LLaMA quantized to 4 bits fits in 40GB. And it gets similar throughput split between dual consumer GPUs, which likely means much better throughput on a single 40GB A100 (or a cheaper 48GB Pro GPU)
https://github.com/turboderp/exllama#dual-gpu-results
And this is without any consideration of batching (which I am not familiar with TBH).
Also, I'm not sure which model was tested, but Llama 70B chat should have better performance than the base model if the prompting syntax is right. That was only reverse engineered from the Meta demo implementation recently.
There are other "perks" from llama too, like manually adjusting various generation parameters, custom grammar during generation and extended context.
The key misconception about many quantization methods is that lower precision = better speed.

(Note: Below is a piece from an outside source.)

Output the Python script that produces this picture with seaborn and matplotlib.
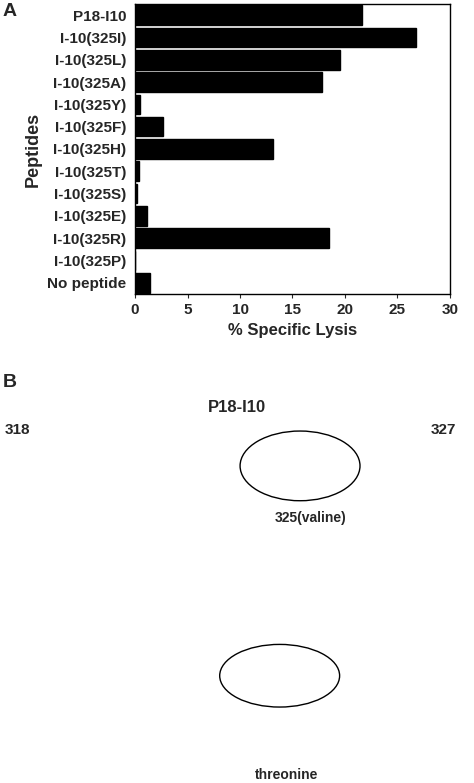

I believe GPT-Q is not much faster than bf16 from skimming the AWQ paper - https://arxiv.org/pdf/2306.00978.pdf
It's 3x faster for a batch size of 1, but that's still over 10x more expensive than gpt-3.5
For larger batch sizes, bf16 costs dip below 3-bit quantized.
exLlama supports batching, and I believe it claws back much the throughput loss from quantization (depending on the exact settings you use to quantize).
And as said below, whatever throughput you lose is going to be massively offset by the ability to use smaller single GPUs.
You don’t have to run Llama 70B on a rented 2xA100 80GB which is of course going to be quite pricy. Quantising it to 4-bit as brucethemoose2 mentioned allows you to run it on far cheaper hardware - it’ll fit on a single A6000 which can be rented for as low as $0.44/h, 10x cheaper than the $4.42/h they mentioned for their 2x A100 80GB (speed might be impacted but it shouldn’t be 10x slower).
And if you’re running it on your own machine, then the cost of using Llama is just your electricity bill - you can theoretically run it on 2x 3090 which are now quite cheap to buy, or on a CPU with enough RAM (but it will be very very slow).
What are my options for running llama 2 on a single 3080?
Llama.cpp, through kobold.cpp, offloading some of it to ram.